Altron has issued a trading statement, drawing attention to good performances by its Altech and Powertech businesses.

The Altron TMT division, established following the successful acquisition of the Altech minorities in August 2013 and consisting of the Altech and Bytes businesses, has performed well, exceeding management’s expectations, the company states.

Though the reorganisation process is on-going, management is extremely pleased with the progress made to date.

In particular, Altron TMT has secured several material tenders during the past six-month period, indicative of the exciting cross sell/up sell and collaboration opportunities that have arisen as a result of the integration of Altron TMT.

Bytes has continued to perform well despite its high base. While gross margins have remained under pressure, revenue has shown robust growth both in the local and international operations; Altech has recovered strongly following the disposal at the end of the last financial year of its loss making African operations.

While revenue growth has been relatively muted, profitability has recovered strongly on pleasing performances out of its main operations and despite a number of significant once off costs.

Altron Power consisting of the Powertech businesses has also made a strong recovery from last year.
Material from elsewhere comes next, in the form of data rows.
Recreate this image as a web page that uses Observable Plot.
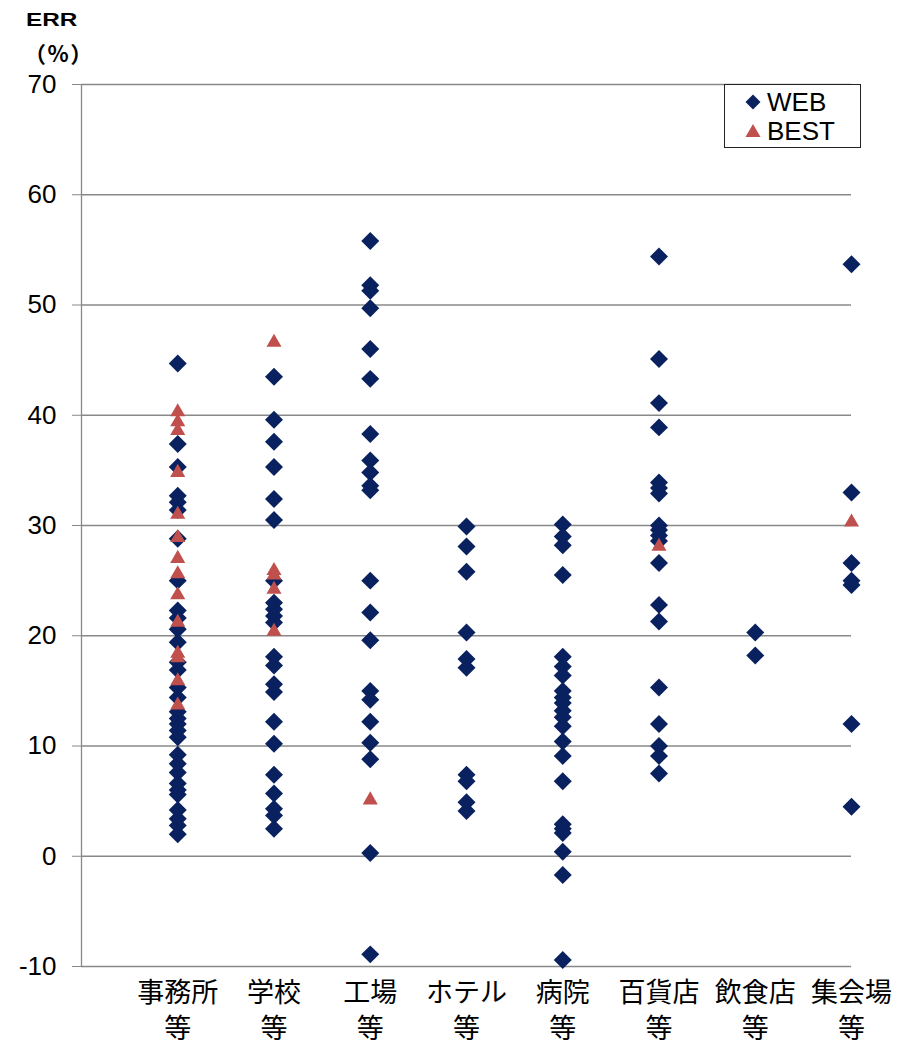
<!DOCTYPE html>
<html>
<head>
<meta charset="utf-8">
<script src="https://cdn.jsdelivr.net/npm/d3@7"></script>
<script src="https://cdn.jsdelivr.net/npm/@observablehq/plot@0.6"></script>
<style>
  body { margin: 0; background: #fff; }
  #wrap { position: relative; width: 910px; height: 1046px; font-family: "Liberation Sans", Arial, sans-serif; }
  #ylab1 { position: absolute; left: 26px; top: 10px; font: bold 18px "Liberation Sans", Arial, sans-serif; transform: scaleX(1.35); transform-origin: left top; }
  #ylab2 { position: absolute; left: 24px; top: 36px; line-height: 22px; letter-spacing: 1.5px; font: bold 22px "Noto Sans CJK JP", sans-serif; }
  #legend { position: absolute; left: 724px; top: 84px; width: 135px; height: 62px; border: 1.5px solid #222; background: #fff; }
  .li { position: absolute; left: 18px; height: 28px; display: flex; align-items: center; font: 26px "Liberation Sans", Arial, sans-serif; }
  .li svg { margin-right: 4px; }
</style>
</head>
<body>
<div id="wrap">
  <div id="chart"></div>
  <div id="ylab1">ERR</div>
  <div id="ylab2">（%）</div>
  <div id="legend">
    <div class="li" style="top:3px"><svg width="20" height="20" viewBox="-10 -10 20 20"><path d="M0,-7.5L7.5,0L0,7.5L-7.5,0Z" fill="#0A215F"/></svg>WEB</div>
    <div class="li" style="top:32px"><svg width="20" height="20" viewBox="-10 -10 20 20"><path d="M0,-7L7.5,6L-7.5,6Z" fill="#C0504D"/></svg>BEST</div>
  </div>
</div>
<script>
// Categories (x axis labels)
const categories = ["事務所\n等", "学校\n等", "工場\n等", "ホテル\n等", "病院\n等", "百貨店\n等", "飲食店\n等", "集会場\n等"];
// Y axis ticks
const yTicks = [-10, 0, 10, 20, 30, 40, 50, 60, 70];

// WEB series values per category
const webOffice = [44.7, 37.4, 35.3, 32.7, 32.1, 31.4, 28.8, 25.0, 22.3, 21.6, 20.6, 19.4, 17.6, 16.9, 15.3, 14.4, 13.1, 12.5, 12.0, 11.4, 10.8, 9.2, 8.4, 7.6, 6.6, 6.0, 5.6, 4.2, 3.4, 2.8, 2.0];
const webSchool = [43.5, 39.6, 37.6, 35.3, 32.4, 30.5, 25.0, 23.0, 22.4, 21.8, 21.2, 18.1, 17.3, 15.6, 14.9, 12.2, 10.2, 7.4, 5.7, 4.3, 3.7, 2.5];
const webFactory = [55.8, 51.8, 51.3, 49.7, 46.0, 43.3, 38.3, 35.9, 34.8, 33.6, 33.2, 25.0, 22.1, 19.6, 15.0, 14.2, 12.2, 10.3, 8.8, 0.3, -8.9];
const webHotel = [29.9, 28.1, 25.8, 20.3, 17.9, 17.1, 7.4, 6.8, 4.9, 4.1];
const webHospital = [30.1, 29.0, 28.2, 25.5, 18.1, 17.2, 16.4, 15.0, 14.4, 13.9, 13.2, 12.6, 11.8, 10.4, 9.1, 6.8, 2.9, 2.5, 2.1, 0.4, -1.7, -9.4];
const webDept = [54.4, 45.1, 41.1, 38.9, 33.9, 33.4, 32.9, 30.0, 29.6, 29.1, 28.6, 26.6, 22.8, 21.3, 15.3, 12.0, 10.0, 9.1, 7.5];
const webRestaurant = [20.3, 18.2];
const webHall = [53.7, 33.0, 26.6, 25.0, 24.6, 12.0, 4.5];

// BEST series values per category
const bestOffice = [40.3, 39.4, 38.6, 34.8, 31.0, 28.9, 27.0, 25.6, 23.7, 21.2, 18.4, 18.0, 15.9, 13.7];
const bestSchool = [46.6, 25.9, 25.5, 24.2, 20.4];
const bestFactory = [5.1];
const bestHotel = [];
const bestHospital = [];
const bestDept = [28.1];
const bestRestaurant = [];
const bestHall = [30.3];

const webSeries = [webOffice, webSchool, webFactory, webHotel, webHospital, webDept, webRestaurant, webHall];
const bestSeries = [bestOffice, bestSchool, bestFactory, bestHotel, bestHospital, bestDept, bestRestaurant, bestHall];

const toRows = (series) => series.flatMap((vals, i) => vals.map(v => ({pos: i + 1, value: v})));
const webRows = toRows(webSeries);
const bestRows = toRows(bestSeries);

const gray = "#888888";
const chart = Plot.plot({
  width: 910,
  height: 1046,
  marginLeft: 81,
  marginRight: 59,
  marginTop: 84,
  marginBottom: 80,
  style: {fontFamily: "'Liberation Sans', Arial, sans-serif", background: "#fff", color: "#000"},
  x: {type: "linear", domain: [0, categories.length]},
  y: {domain: [-10, 70]},
  marks: [
    Plot.ruleY(yTicks, {stroke: gray, strokeWidth: 1.3}),
    Plot.ruleX([0], {stroke: gray, strokeWidth: 1.3}),
    Plot.axisY({ticks: yTicks, tickSize: 9, tickPadding: 16, fontSize: 26, stroke: gray, fill: "#000", label: null, tickFormat: d => String(d)}),
    Plot.axisX({ticks: d3.range(1, categories.length + 1), tickFormat: i => categories[i - 1], tickSize: 0, tickPadding: 10, fontSize: 27, lineHeight: 1.33, fontFamily: "'Noto Sans CJK JP', sans-serif", fill: "#000", label: null}),
    Plot.dot(webRows, {x: "pos", y: "value", symbol: "diamond2", r: 8.1, fill: "#0A215F", stroke: "none"}),
    Plot.dot(bestRows, {x: "pos", y: "value", symbol: "triangle", r: 5.6, fill: "#C0504D", stroke: "none"})
  ]
});
document.getElementById("chart").appendChild(chart);
</script>
</body>
</html>
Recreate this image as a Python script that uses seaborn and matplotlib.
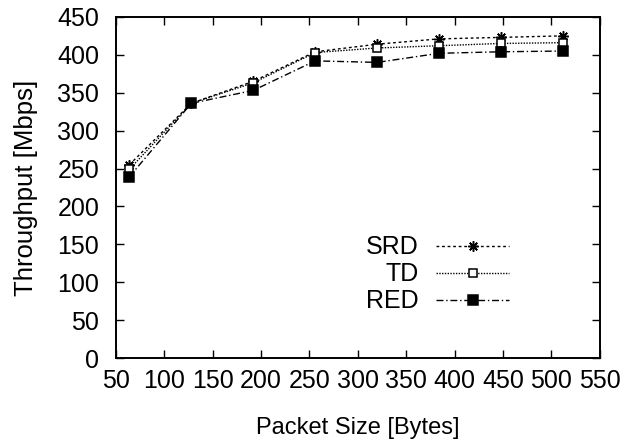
import pandas as pd
import matplotlib
matplotlib.use('Agg')
import matplotlib.pyplot as plt
import seaborn as sns

# 데이터
packet_size = [64, 128, 192, 256, 320, 384, 448, 512]
srd = [255, 336, 365, 404, 414, 421, 423, 425]
td = [249, 336, 363, 403, 409, 412, 415, 416]
red = [239, 336, 353, 392, 390, 402, 404, 405]

sns.set_style('ticks', {'text.color': 'black', 'axes.labelcolor': 'black',
                        'xtick.color': 'black', 'ytick.color': 'black',
                        'axes.edgecolor': 'black'})
plt.rcParams['font.family'] = ['Liberation Sans', 'DejaVu Sans']

df = pd.DataFrame({
    'size': packet_size * 3,
    'throughput': srd + td + red,
    'scheme': ['SRD'] * 8 + ['TD'] * 8 + ['RED'] * 8,
})

fig = plt.figure(figsize=(6.26, 4.45), dpi=100)
ax = fig.add_axes([0.185, 0.1955, 0.773, 0.7665])

styles = {
    'SRD': dict(ls=(0, (2, 2)), marker=(8, 2, 0), ms=7.5, mfc='black'),
    'TD': dict(ls=(0, (1, 1)), marker='s', ms=6, mfc='white'),
    'RED': dict(ls=(0, (5, 2, 1, 2)), marker='s', ms=7, mfc='black'),
}
for name in ['SRD', 'TD', 'RED']:
    s = styles[name]
    sns.lineplot(data=df[df['scheme'] == name], x='size', y='throughput', ax=ax,
                 color='black', lw=1, linestyle=s['ls'], marker=s['marker'],
                 markersize=s['ms'], markerfacecolor=s['mfc'],
                 markeredgecolor='black', markeredgewidth=1.1, label=name)

ax.set_xlim(50, 550)
ax.set_ylim(0, 450)
ax.set_xticks(range(50, 551, 50))
ax.set_yticks(range(0, 451, 50))
ax.tick_params(direction='in', top=True, right=True, length=6, width=1,
               labelsize=18, colors='black', pad=8)
ax.tick_params(axis='y', pad=12)
for sp in ax.spines.values():
    sp.set_linewidth(1.4)
ax.set_xlabel('Packet Size [Bytes]', fontsize=17, labelpad=17)
ax.set_ylabel('Throughput [Mbps]', fontsize=18.5, labelpad=14)

leg = ax.legend(loc='center', bbox_to_anchor=(0.665, 0.245), frameon=False,
                markerfirst=False, fontsize=18, handlelength=2.9,
                labelspacing=0.12, handletextpad=0.7, borderpad=0)

fig.savefig('out.png', dpi=100)
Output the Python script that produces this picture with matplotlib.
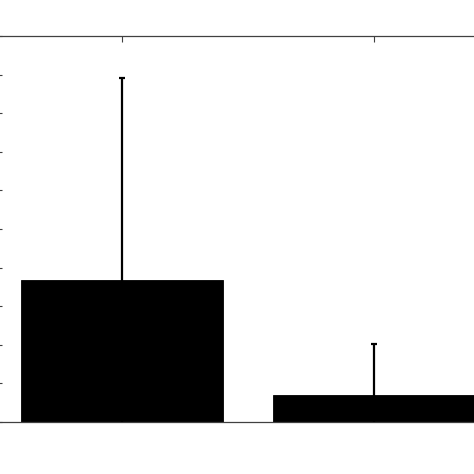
import matplotlib
matplotlib.use("Agg")
import matplotlib.pyplot as plt

categories = [1, 2]
means = [3.68, 0.70]
errors = [5.23, 1.32]
yticks = list(range(0, 11))

dpi = 100
fig = plt.figure(figsize=(4.74, 4.74), dpi=dpi)
W = H = 474.0
left_px, right_px = -4, 500
bottom_px, top_px = 422, 36
ax = fig.add_axes([left_px / W, (H - bottom_px) / H,
                   (right_px - left_px) / W, (bottom_px - top_px) / H])

ax.bar(categories, means, width=0.8, color="black", edgecolor="black",
       linewidth=0.6, zorder=2)
ax.errorbar(categories, means, yerr=errors, fmt="none", ecolor="black",
            elinewidth=1.6, capsize=2.5, capthick=1.6, zorder=3)

ax.set_xlim(0.5, 2.5)
ax.set_ylim(0, 10)
ax.set_xticks(categories)
ax.set_yticks(yticks)
ax.set_xticklabels([])
ax.set_yticklabels([])
tl = 6 * 72 / dpi
ax.tick_params(direction="in", length=tl, width=0.8, color="#404040",
               top=True, right=True, bottom=True, left=True)
for s in ax.spines.values():
    s.set_color("#404040")
    s.set_linewidth(0.9)

fig.savefig("out.png", dpi=dpi)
Despite what remain challenging and uncertain economic conditions, Powertech has delivered pleasing revenue growth and significantly improved profitability, though margins remain below historical levels.

Shareholders are advised that a reasonable degree of certainty exists that the company’s headline earnings per share for the financial year ended 28 February 2014 is expected to be between 35% – 45% higher as against the previous corresponding period.

Basic earnings per share for the financial year ended 28 February 2014 is expected to be between 280% (178 cents per share) and 300% (198 cents per share) higher as against the previous corresponding period (loss of 99 cents per share).

In addition, Altron’s normalised headline earnings per share is expected to be between 45% to 55% higher as against the previous corresponding period. The normalised headline earnings per share disclosure adjusts headline earnings for various once off costs that have arisen in the current financial year, which are either non-operational or are associated with accessing benefits that will only be realised in subsequent reporting periods.